What is a transaction?

A transaction transfers Bitcoin from inputs (existing chunks of BTC you own) to outputs (the new owners).

Each input refers back to a previous output you spend. Outputs assign value to addresses. The difference between inputs and outputs is the fee, which the miner keeps.

You can't partially spend an input — if you have ₿ 1.0 and want to send ₿ 0.3, you create two outputs: ₿ 0.3 to the recipient and ₿ 0.7 back to yourself (minus the fee).

Inputs

Each input is a reference to an earlier transaction's output that the sender is now spending. Format: previous_txid : output_index.

Inputs must be unlocked with a signature from the owner — that's the cryptographic proof that you control the coins.

For a coinbase transaction (the miner's reward) there are no real inputs — those coins are newly created.

Outputs

Where the BTC goes. Each output assigns a specific amount to a specific Bitcoin address (or more precisely: to a script that anyone matching the conditions can later spend).

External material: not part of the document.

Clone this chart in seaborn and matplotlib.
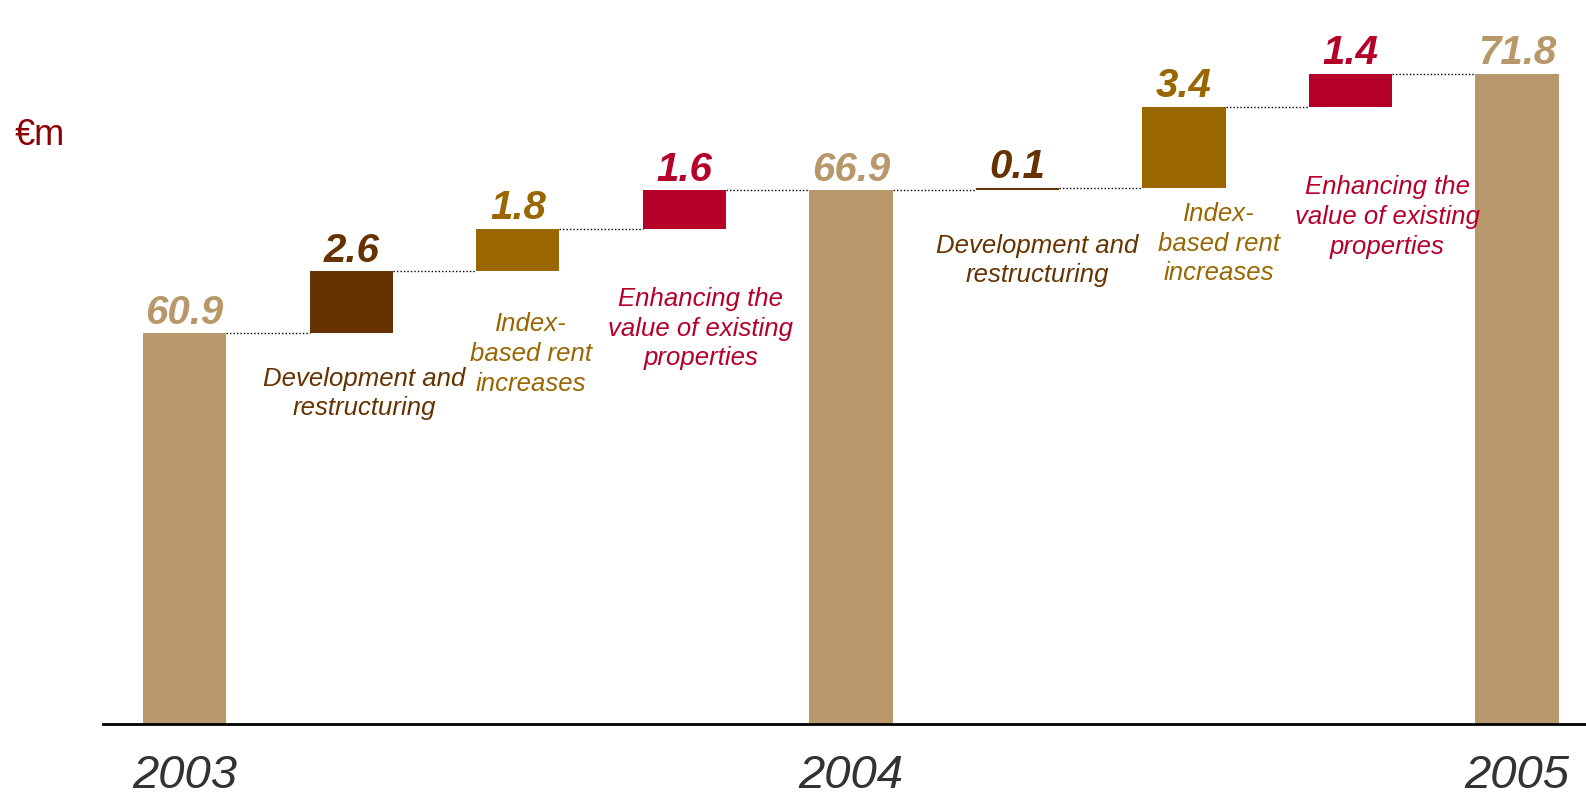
import matplotlib
matplotlib.use("Agg")
import matplotlib.pyplot as plt
import seaborn as sns
import pandas as pd
import numpy as np

# ---- data ----
steps = ["2003", "dev1", "idx1", "enh1", "2004", "dev2", "idx2", "enh2", "2005"]
kinds = ["total", "dev", "idx", "enh", "total", "dev", "idx", "enh", "total"]
values = [60.9, 2.6, 1.8, 1.6, 66.9, 0.1, 3.4, 1.4, 71.8]
value_labels = ["60.9", "2.6", "1.8", "1.6", "66.9", "0.1", "3.4", "1.4", "71.8"]
year_labels = ["2003", "2004", "2005"]
category_text = {
    "dev": "Development and\nrestructuring",
    "idx": "Index-\nbased rent\nincreases",
    "enh": "Enhancing the\nvalue of existing\nproperties",
}
unit_label = "€m"

# ---- styles ----
colors = {"total": "#B8986A", "dev": "#663300", "idx": "#996600", "enh": "#B5002A"}
# caption offsets: (x offset in category units, points below bar bottom)
caption_offsets = {1: (0.08, 24), 2: (0.08, 29.5), 3: (0.10, 42),
                   5: (0.12, 31), 6: (0.21, 10), 7: (0.22, 49)}

# waterfall bottoms/heights
bottoms, heights = [], []
running = 0.0
for k, v in zip(kinds, values):
    if k == "total":
        bottoms.append(0.0)
        heights.append(v)
        running = v
    else:
        bottoms.append(running)
        heights.append(v)
        running += v
tops = [b + h for b, h in zip(bottoms, heights)]

df = pd.DataFrame({"step": steps, "height": heights})

sns.set_theme(style="white")
plt.rcParams["font.family"] = ["Liberation Sans", "DejaVu Sans"]

fig = plt.figure(figsize=(15.86, 7.99), dpi=100)
ax = fig.add_axes([0.065, 0.094, 0.935, 0.906])

sns.barplot(data=df, x="step", y="height", order=steps, bottom=bottoms,
            width=0.5, color=colors["total"], linewidth=0, ax=ax, errorbar=None)
for patch, k in zip(ax.patches, kinds):
    patch.set_facecolor(colors[k])
    patch.set_edgecolor("none")

ax.set_ylim(44.5, 74.9)
ax.set_xlim(-0.49, 8.414)

# connectors
for i in range(len(steps) - 1):
    ax.plot([i + 0.25, i + 1 - 0.25], [tops[i], tops[i]], linestyle=(0, (1, 1.5)),
            color="black", linewidth=1.0, zorder=3)

# value labels
for i, (k, lab) in enumerate(zip(kinds, value_labels)):
    ax.annotate(lab, xy=(i, tops[i]), xytext=(0, 7), textcoords="offset points",
                ha="center", va="baseline", fontsize=29, fontweight="bold",
                fontstyle="italic", color=colors[k])

# captions
for i, (dx, dy) in caption_offsets.items():
    k = kinds[i]
    ax.annotate(category_text[k], xy=(i + dx, bottoms[i]), xytext=(0, -dy),
                textcoords="offset points", ha="center", va="top", fontsize=18.5,
                fontstyle="italic", color=colors[k], linespacing=1.3)

# axes styling
ax.set_xticks([0, 4, 8])
ax.set_xticklabels(year_labels, fontsize=34, fontstyle="italic", color="#333333")
ax.tick_params(axis="x", length=0, pad=22)
ax.set_yticks([])
ax.set_xlabel("")
ax.set_ylabel("")
for s in ["top", "right", "left"]:
    ax.spines[s].set_visible(False)
ax.spines["bottom"].set_color("black")
ax.spines["bottom"].set_linewidth(2)
ax.set_facecolor("white")
fig.patch.set_facecolor("white")

fig.text(0.009, 0.83, unit_label, fontsize=26, color="#8B0000", ha="left", va="center")

fig.savefig("out.png", dpi=100, facecolor="white")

Once an output is spent (used as someone's input later), it's gone. Until then it sits in the global "UTXO set" — Unspent Transaction Outputs.

Transaction fee

Fee = total inputs − total outputs. The difference is what the sender paid to the miner to include this transaction in a block.

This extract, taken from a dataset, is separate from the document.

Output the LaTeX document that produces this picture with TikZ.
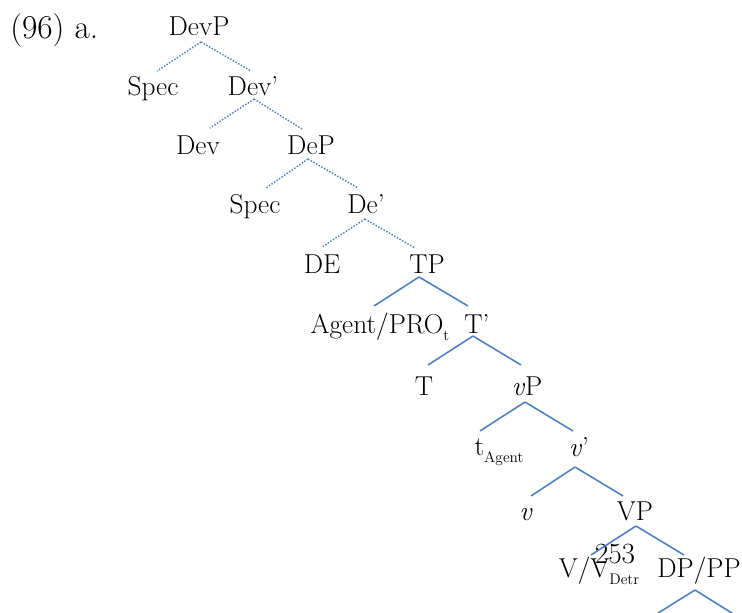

sat/vB = satoshis per virtual byte. Higher fee rate = miners prefer your tx, so it confirms faster. During congestion this rate spikes; in calm times it can drop to 1 sat/vB.

1 BTC = 100,000,000 satoshi.

Coinbase transaction

Every block's first transaction is special: it has no real input (no previous output to spend), but it creates new coins out of thin air.

This is the only way new BTC enters circulation. The miner who finds the block claims the subsidy plus all transaction fees from the other transactions in this block.

Miners can write arbitrary data into the coinbase input — sometimes a slogan, sometimes a pool name, sometimes just nonce padding.